A few weeks ago I started a project to set up a new home for my various web projects in the AWS cloud. All these sites use WordPress, and I wanted to make sure I built them on a robust and scalable architecture.

The tricky thing with WordPress is that it was designed around a traditional web server model, where one physical (or virtual) machine serves one instance of the code. When you update themes or plugins, or upload content, you change the data on that instances’s locally attached storage. I wanted to be able to horizontally scale, and WordPress’s design makes that difficult.

Horizontal scaling is achieved by adding additional server instances to spread the load, whereas vertical scaling relies on beefing up the one machine with more CPU or memory. Horizontal scaling is generally preferable, because it not only provides more flexible scaling, eg you can scale up during periods of peak demand, and scale back down later, but because it gives you the added benefit of redundancy – if I have three machines serving my web sites, I can have two die and still be online, albeit perhaps in a degraded state.

To achieve this horizontal scaling in AWS, we need a way to have many machines share the same set of code. Amazon’s Elastic File System  allows us to do that by providing an NFSv4 compatible file system that can be mounted simultaneously to many EC2 instances. All the instances can read and write the same filesystem – problem solved.

So, I built a machine image for my WordPress solution that, on boot, would update itself and mount the EFS volume, ready to serve the shared code within.
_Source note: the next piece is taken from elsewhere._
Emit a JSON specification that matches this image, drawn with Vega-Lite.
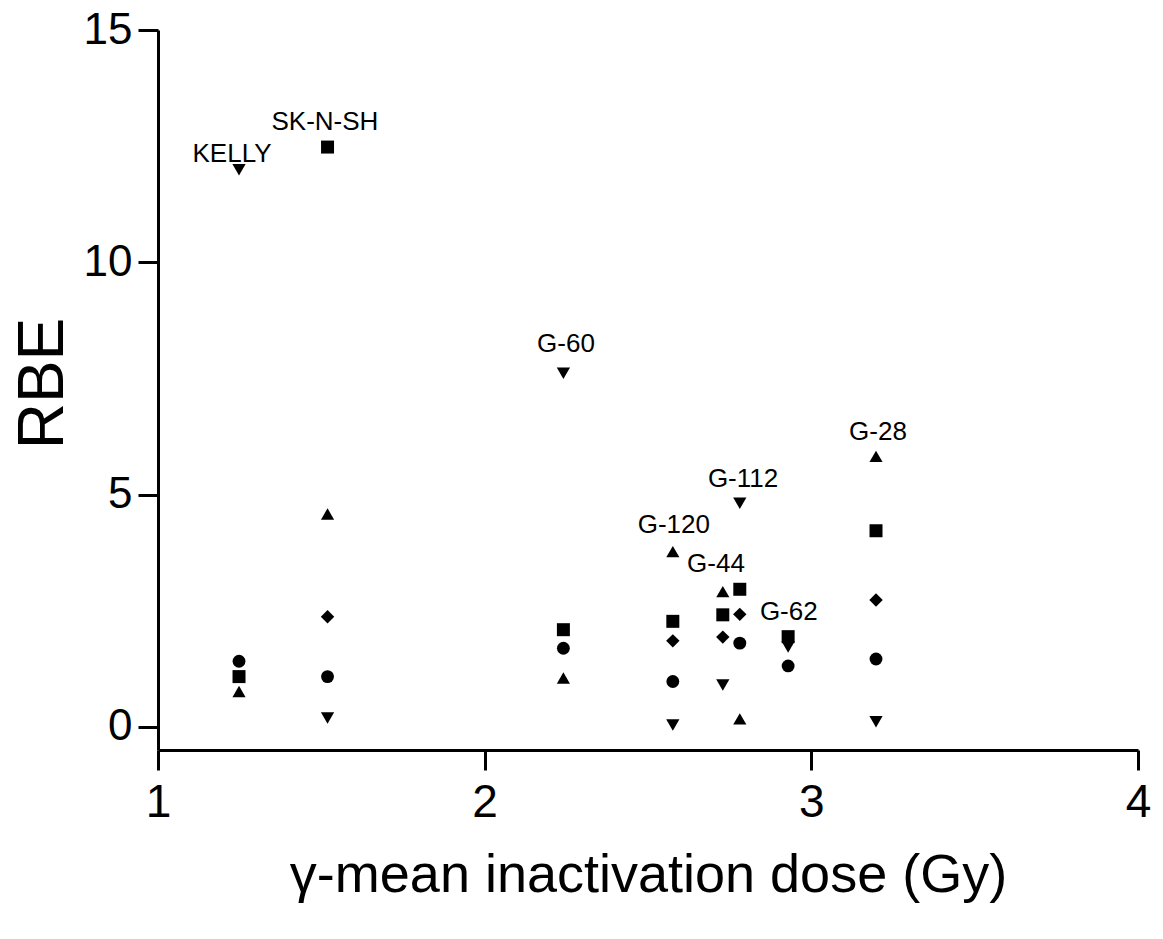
{
  "$schema": "https://vega.github.io/schema/vega-lite/v6.json",
  "autosize": {"type": "none"},
  "width": 980,
  "height": 720,
  "padding": {"left": 158, "top": 30, "right": 25, "bottom": 189},
  "background": "white",
  "config": {
    "view": {"stroke": null},
    "font": "Liberation Sans"
  },
  "datasets": {
    "points": [
      {"line": "KELLY", "dose": 1.248, "rbe": 11.99, "series": "triangle-down"},
      {"line": "KELLY", "dose": 1.248, "rbe": 1.41, "series": "circle"},
      {"line": "KELLY", "dose": 1.248, "rbe": 1.08, "series": "square"},
      {"line": "KELLY", "dose": 1.248, "rbe": 0.76, "series": "triangle-up"},
      {"line": "SK-N-SH", "dose": 1.519, "rbe": 12.48, "series": "square"},
      {"line": "SK-N-SH", "dose": 1.519, "rbe": 4.58, "series": "triangle-up"},
      {"line": "SK-N-SH", "dose": 1.519, "rbe": 2.37, "series": "diamond"},
      {"line": "SK-N-SH", "dose": 1.519, "rbe": 1.08, "series": "circle"},
      {"line": "SK-N-SH", "dose": 1.519, "rbe": 0.19, "series": "triangle-down"},
      {"line": "G-60", "dose": 2.241, "rbe": 7.61, "series": "triangle-down"},
      {"line": "G-60", "dose": 2.241, "rbe": 2.09, "series": "square"},
      {"line": "G-60", "dose": 2.241, "rbe": 1.69, "series": "circle"},
      {"line": "G-60", "dose": 2.241, "rbe": 1.05, "series": "triangle-up"},
      {"line": "G-120", "dose": 2.576, "rbe": 3.77, "series": "triangle-up"},
      {"line": "G-120", "dose": 2.576, "rbe": 2.27, "series": "square"},
      {"line": "G-120", "dose": 2.576, "rbe": 1.85, "series": "diamond"},
      {"line": "G-120", "dose": 2.576, "rbe": 0.975, "series": "circle"},
      {"line": "G-120", "dose": 2.576, "rbe": 0.04, "series": "triangle-down"},
      {"line": "G-44", "dose": 2.729, "rbe": 2.91, "series": "triangle-up"},
      {"line": "G-44", "dose": 2.729, "rbe": 2.41, "series": "square"},
      {"line": "G-44", "dose": 2.729, "rbe": 1.93, "series": "diamond"},
      {"line": "G-44", "dose": 2.729, "rbe": 0.9, "series": "triangle-down"},
      {"line": "G-112", "dose": 2.781, "rbe": 4.81, "series": "triangle-down"},
      {"line": "G-112", "dose": 2.781, "rbe": 2.96, "series": "square"},
      {"line": "G-112", "dose": 2.781, "rbe": 2.42, "series": "diamond"},
      {"line": "G-112", "dose": 2.781, "rbe": 1.8, "series": "circle"},
      {"line": "G-112", "dose": 2.781, "rbe": 0.17, "series": "triangle-up"},
      {"line": "G-62", "dose": 2.929, "rbe": 1.94, "series": "square"},
      {"line": "G-62", "dose": 2.929, "rbe": 1.72, "series": "triangle-down"},
      {"line": "G-62", "dose": 2.929, "rbe": 1.31, "series": "circle"},
      {"line": "G-28", "dose": 3.198, "rbe": 5.82, "series": "triangle-up"},
      {"line": "G-28", "dose": 3.198, "rbe": 4.22, "series": "square"},
      {"line": "G-28", "dose": 3.198, "rbe": 2.73, "series": "diamond"},
      {"line": "G-28", "dose": 3.198, "rbe": 1.46, "series": "circle"},
      {"line": "G-28", "dose": 3.198, "rbe": 0.11, "series": "triangle-down"}
    ],
    "labels": [
      {"label": "KELLY", "dose": 1.2265, "rbe": 12.16},
      {"label": "SK-N-SH", "dose": 1.511, "rbe": 12.85},
      {"label": "G-60", "dose": 2.249, "rbe": 8.07},
      {"label": "G-120", "dose": 2.579, "rbe": 4.17},
      {"label": "G-44", "dose": 2.708, "rbe": 3.34},
      {"label": "G-112", "dose": 2.791, "rbe": 5.16},
      {"label": "G-62", "dose": 2.931, "rbe": 2.3},
      {"label": "G-28", "dose": 3.204, "rbe": 6.18}
    ]
  },
  "layer": [
    {
      "data": {"name": "points"},
      "mark": {"type": "point", "filled": true, "color": "black", "opacity": 1},
      "encoding": {
        "x": {
          "field": "dose", "type": "quantitative",
          "scale": {"domain": [1, 4], "nice": false, "zero": false},
          "axis": {
            "values": [1, 2, 3, 4], "format": "d", "grid": false, "labelFlush": false,
            "domainColor": "black", "domainWidth": 3,
            "tickColor": "black", "tickWidth": 3, "tickSize": 20,
            "labelFontSize": 46, "labelColor": "black", "labelPadding": 10,
            "labelFont": "Liberation Sans",
            "title": "γ-mean inactivation dose (Gy)",
            "titleFontSize": 54, "titleFontWeight": "normal", "titleColor": "black",
            "titleFont": "Liberation Sans",
            "titleBaseline": "alphabetic", "titleY": 141
          }
        },
        "y": {
          "field": "rbe", "type": "quantitative",
          "scale": {"domain": [-0.5, 15], "nice": false, "zero": false},
          "axis": {
            "values": [0, 5, 10, 15], "grid": false, "labelFlush": false,
            "domainColor": "black", "domainWidth": 3,
            "tickColor": "black", "tickWidth": 3, "tickSize": 20,
            "labelFontSize": 44, "labelColor": "black", "labelPadding": 6,
            "labelFont": "Liberation Sans",
            "title": "RBE",
            "titleFontSize": 64, "titleFontWeight": "normal", "titleColor": "black",
            "titleFont": "Liberation Sans",
            "titleBaseline": "alphabetic", "titleAngle": -90,
            "titleX": -96, "titleY": 353, "titleAlign": "center"
          }
        },
        "shape": {
          "field": "series", "type": "nominal",
          "scale": {
            "domain": ["circle", "square", "triangle-up", "triangle-down", "diamond"],
            "range": ["circle", "square", "triangle-up", "triangle-down", "diamond"]
          },
          "legend": null
        },
        "size": {
          "field": "series", "type": "nominal",
          "scale": {
            "domain": ["circle", "square", "triangle-up", "triangle-down", "diamond"],
            "range": [165, 180, 225, 225, 210]
          },
          "legend": null
        }
      }
    },
    {
      "data": {"name": "labels"},
      "mark": {"type": "text", "font": "Liberation Sans", "fontSize": 26, "color": "black", "align": "center", "baseline": "alphabetic"},
      "encoding": {
        "x": {"field": "dose", "type": "quantitative"},
        "y": {"field": "rbe", "type": "quantitative"},
        "text": {"field": "label"}
      }
    }
  ]
}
I set up an autoscaling group and an Application Load balancer to distribute traffic to them. I moved my domains to Route53 bound them via aliases to the LB’s AWS resource name. I used Amazon Certificate Manager to create (free!) SSL certificates that are automatically bound to the LBs. I backed this WordPress Taj Mahal with an Aurora RDS instance and enabled Cloudfront as a CDN.

It was all too easy, and the result was exactly what I wanted. I sat back feeling smug.
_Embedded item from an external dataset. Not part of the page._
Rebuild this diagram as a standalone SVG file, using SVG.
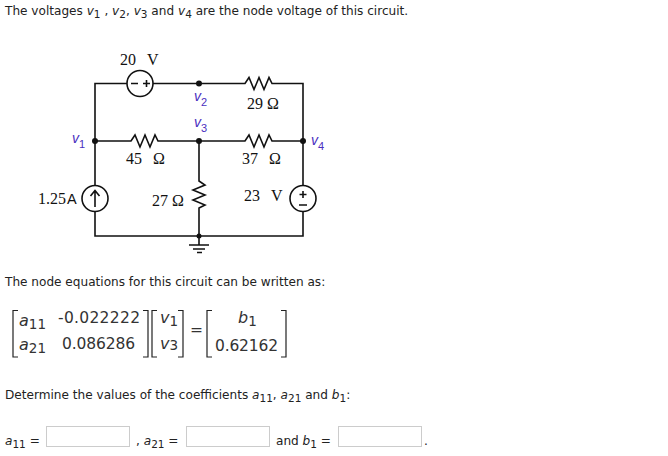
<svg xmlns="http://www.w3.org/2000/svg" width="668" height="456" viewBox="0 0 668 456">
<style>
.w{fill:none;stroke:#111;stroke-width:1.6}
.o{fill:#fff;stroke:#111;stroke-width:1.6}
.d{fill:#111}
.t{font-family:"DejaVu Sans",Verdana,sans-serif;font-size:12.1px;fill:#222}
.i{font-style:italic}
.s{font-size:10.5px}
.c{font-family:"Liberation Serif","Times New Roman",serif;font-size:16px;fill:#111}
.v{font-family:"Liberation Sans",Arial,sans-serif;font-size:14px;font-style:italic;fill:#4a2fc0}
.vs{font-size:11px;font-style:normal}
.m{font-family:"DejaVu Sans",Verdana,sans-serif;font-size:15.5px;fill:#333}
.mi{font-size:16px;font-style:italic}
.ms{font-size:13.5px}
.b{fill:none;stroke:#222;stroke-width:1.2}
.box{fill:#fff;stroke:#ccc;stroke-width:1}
</style>
<rect width="668" height="456" fill="#fff"/>
<text class="t" x="5" y="15">The voltages <tspan class="i">v</tspan><tspan class="s" dy="3">1</tspan><tspan dy="-3"> , </tspan><tspan class="i">v</tspan><tspan class="s" dy="3">2</tspan><tspan dy="-3">, </tspan><tspan class="i">v</tspan><tspan class="s" dy="3">3</tspan><tspan dy="-3"> and </tspan><tspan class="i">v</tspan><tspan class="s" dy="3">4</tspan><tspan dy="-3"> are the node voltage of this circuit.</tspan></text>
<g id="connectors">
<path class="w" d="M127 83.500H95V185.500M95 212V236H303V212M153 83.500H242M273 83.500H303V185M95 141H128M159 141H242M273 141H303M199 141V179M199 211V245"/>
<path class="w" d="M242 83.500h3l4-6 5 12 5-12 5 12 5-12 3 6h1M128 141h3l4-6 5 12 5-12 5 12 5-12 3 6h1M242 141h3l4-6 5 12 5-12 5 12 5-12 3 6h1M199 179v2l6 4-12 5 12 5-12 5 12 5-6 3v3"/>
</g>
<g id="node-v1"><circle class="d" cx="95" cy="141" r="3"/><text class="v" x="72" y="143">v<tspan class="vs" dy="5">1</tspan></text></g>
<g id="node-v2"><circle class="d" cx="199" cy="83.500" r="3"/><text class="v" x="194" y="101">v<tspan class="vs" dy="5">2</tspan></text></g>
<g id="node-v3"><circle class="d" cx="199" cy="141" r="3"/><text class="v" x="194" y="127">v<tspan class="vs" dy="5">3</tspan></text></g>
<g id="node-v4"><circle class="d" cx="303" cy="141" r="3"/><text class="v" x="311" y="145">v<tspan class="vs" dy="5">4</tspan></text></g>
<g id="node-gnd"><circle class="d" cx="199" cy="236" r="2.500"/><path class="w" d="M189 245H209M193 249H205M197 252.500H202"/></g>
<g id="source-20v"><circle class="o" cx="140" cy="83.500" r="13"/><path class="w" d="M131 83.500h7M143 83.500h7M146.500 80v7"/><text class="c" x="120" y="65">20</text><text class="c" x="147" y="65">V</text></g>
<g id="r-29"><text class="c" x="247" y="109">29 Ω</text></g>
<g id="r-45"><text class="c" x="126" y="164">45</text><text class="c" x="153" y="164">Ω</text></g>
<g id="r-37"><text class="c" x="242" y="164">37</text><text class="c" x="269" y="164">Ω</text></g>
<g id="r-27"><text class="c" x="152" y="206">27 Ω</text></g>
<g id="source-125a"><circle class="o" cx="95" cy="198.500" r="13"/><path class="w" d="M95 207V191M90.500 196L95 190.500L99.500 196"/><text class="c" x="38" y="204">1.25<tspan dx="1" font-family="Liberation Sans, sans-serif" style="font-size:14.500px">A</tspan></text></g>
<g id="source-23v"><circle class="o" cx="303" cy="198.500" r="13"/><path class="w" d="M303 191v7M299.500 194.500h7M299 205h8"/><text class="c" x="244" y="201">23</text><text class="c" x="271" y="201">V</text></g>
<text class="t" x="5" y="286">The node equations for this circuit can be written as:</text>
<g id="equation">
<path class="b" d="M18 310.500H13V357H18M143 310.500H148V357H143M157 310.500H152V357H157M178 310.500H183V357H178M212 310.500H207V357H212M281 310.500H286V357H281"/>
<text class="m" x="19" y="326"><tspan class="mi">a</tspan><tspan class="ms" dy="3">11</tspan></text>
<text class="m" x="19" y="350"><tspan class="mi">a</tspan><tspan class="ms" dy="3">21</tspan></text>
<text class="m" x="58" y="323" textLength="82">-0.022222</text>
<text class="m" x="62" y="349" textLength="73">0.086286</text>
<text class="m" x="160" y="323"><tspan class="mi">v</tspan><tspan class="ms" dy="3">1</tspan></text>
<text class="m" x="160" y="349"><tspan class="mi">v</tspan><tspan class="ms" dy="1">3</tspan></text>
<text class="m" x="190" y="335">=</text>
<text class="m" x="238" y="323"><tspan class="mi">b</tspan><tspan class="ms" dy="3">1</tspan></text>
<text class="m" x="215" y="351" textLength="63">0.62162</text>
</g>
<text class="t" x="5" y="399">Determine the values of the coefficients <tspan class="i">a</tspan><tspan class="s" dy="3">11</tspan><tspan dy="-3">, </tspan><tspan class="i">a</tspan><tspan class="s" dy="3">21</tspan><tspan dy="-3"> and </tspan><tspan class="i">b</tspan><tspan class="s" dy="3">1</tspan><tspan dy="-3">:</tspan></text>
<text class="t" x="5" y="445"><tspan class="i">a</tspan><tspan class="s" dy="3">11</tspan><tspan dy="-3"> =</tspan></text>
<rect class="box" x="46.500" y="426.500" width="83" height="20"/>
<text class="t" x="136" y="445">, <tspan class="i">a</tspan><tspan class="s" dy="3">21</tspan><tspan dy="-3"> =</tspan></text>
<rect class="box" x="186.500" y="426.500" width="83" height="20"/>
<text class="t" x="276" y="445">and <tspan class="i">b</tspan><tspan class="s" dy="3">1</tspan><tspan dy="-3"> =</tspan></text>
<rect class="box" x="338.500" y="426.500" width="83" height="20"/>
<text class="t" x="424" y="445">.</text>
</svg>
Of course, that didn’t last long. A few days ago I got a Pingdom alert saying a site was down. Then another, and another…what was going on?
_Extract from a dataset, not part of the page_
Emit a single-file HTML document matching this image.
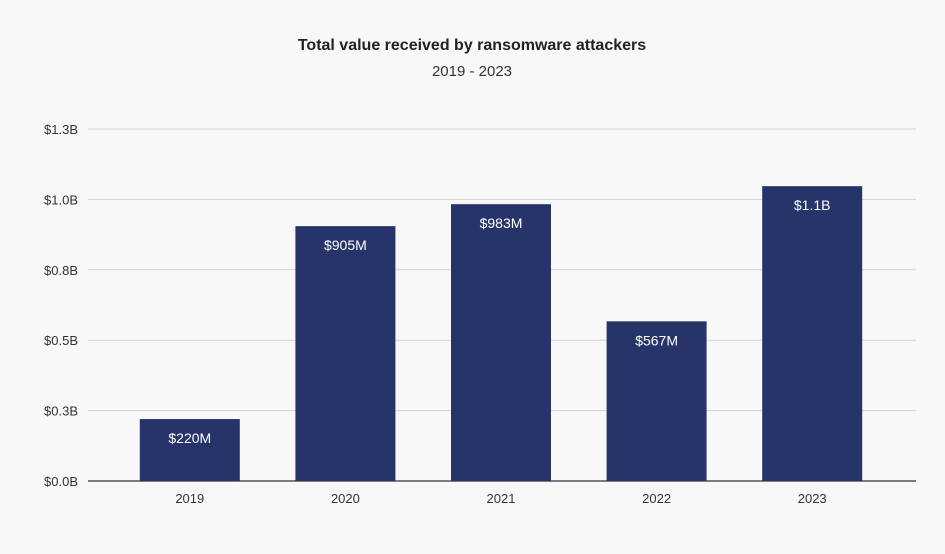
<!DOCTYPE html>
<html><head><meta charset="utf-8"><style>
body{margin:0;background:#f8f8f8;}
svg{display:block;font-family:"Liberation Sans",sans-serif;}
</style></head><body>
<svg id="chart" width="945" height="554">
<rect width="945" height="554" fill="#f8f8f8"/>
<text x="472" y="50" text-anchor="middle" font-size="16" font-weight="bold" fill="#222">Total value received by ransomware attackers</text>
<text x="472" y="76" text-anchor="middle" font-size="15" fill="#333">2019 - 2023</text>
<g id="grid"></g><g id="bars"></g><g id="labels"></g>
</svg>
<script>
const categories=["2019","2020","2021","2022","2023"];
const values=[220,905,983,567,1047];
const valueLabels=["$220M","$905M","$983M","$567M","$1.1B"];
const tickValues=[0,250,500,750,1000,1250];
const tickLabels=["$0.0B","$0.3B","$0.5B","$0.8B","$1.0B","$1.3B"];
const NS="http://www.w3.org/2000/svg";
const y0=481,pxPer=70.4/250;
function yScale(v){return y0-v*pxPer;}
const plotL=112,band=155.6;
function xCenter(i){return plotL+band*(i+0.5);}
function mk(t,a,p,txt){const e=document.createElementNS(NS,t);for(const k in a)e.setAttribute(k,a[k]);if(txt!=null)e.textContent=txt;p.appendChild(e);return e;}
const grid=document.getElementById('grid'),bars=document.getElementById('bars'),labels=document.getElementById('labels');
tickValues.forEach((v,i)=>{
 const y=yScale(v);
 const l=mk('line',{x1:88,x2:916,y1:y,y2:y,stroke:i===0?'#333':'#d4d4d4','stroke-width':i===0?1.2:1},grid);
 
 
 const t=mk('text',{x:78,y:y+5,'text-anchor':'end','font-size':13,fill:'#333'},grid,tickLabels[i]);
 
 
});
categories.forEach((c,i)=>{
 const cx=xCenter(i),y=yScale(values[i]);
 const r=mk('rect',{x:cx-50,y:y,width:100,height:y0-y,fill:'#273469'},bars);
 
 
 const v=mk('text',{x:cx,y:y+24,'text-anchor':'middle','font-size':14,fill:'#fff'},labels,valueLabels[i]);
 
 
 const t=mk('text',{x:cx,y:503,'text-anchor':'middle','font-size':13,fill:'#333'},labels,c);
 
 
});
</script>
</body></html>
I went online to check…”Bad Gateway 504″. Oh crap. Hm.

So what was failing? EC2 instances? Load balancer? Some weird WordPress problem? I checked them all and was none the wiser. Unfortunately for me, this happened at 8am on a workday, so I had to leave everything in a broken state and come back to it later.

When I logged in later, I noticed that requests to read the content on the EFS volume mounted on the EC2 instances took a long time to respond – several seconds in some cases. Hm, dodgy EFS? Nope, all the data seemed fine and there was nothing in the EFS console that looked like an alarm.

So, I tried that classic IT trick of turning it on and off again. I rebooted EC2 instances, I unmounted and remounted the volumes…nothing helped.

Having exhausted all the other possibilities, I concluded that the EFS performance issue had to be the cause of all my problems, so I posted an issue with AWS support. The next morning, I had my answer.

“You’ve run out of EFS Burst Credits.”

Huh?

So, I guess I hadn’t been paying as much attention as I should and this detail had passed me by…EFS volumes have “Burst Credits” that are calculated based on the size of the data stored on them. And it seems when you run out of burst credits, you can expect your EFS volume’s performance to suck badly enough that your whole system can fail.

Here’s how my EFS burst credit level dropped over the preceding two weeks:

As my EFS volume is under a GB in size, it generates very little in the way of burst credits. You can check out the details here.

You can also see here that it’s the ONLY metric that mattered. And boy, did it cause me some grief.

So, my new plan is to keep using EFS, but to use rsync, on boot, to clone the data from the EFS mount to the locally attached EBS volume and use that as the web server’s document root. I’ll leave rsync running to watch both the local and the EFS filesystems for changes and to keep them in sync.

Note to the folks at AWS – put the burst credit metric on the EFS console! Don’t make schmucks like me find out the hard way!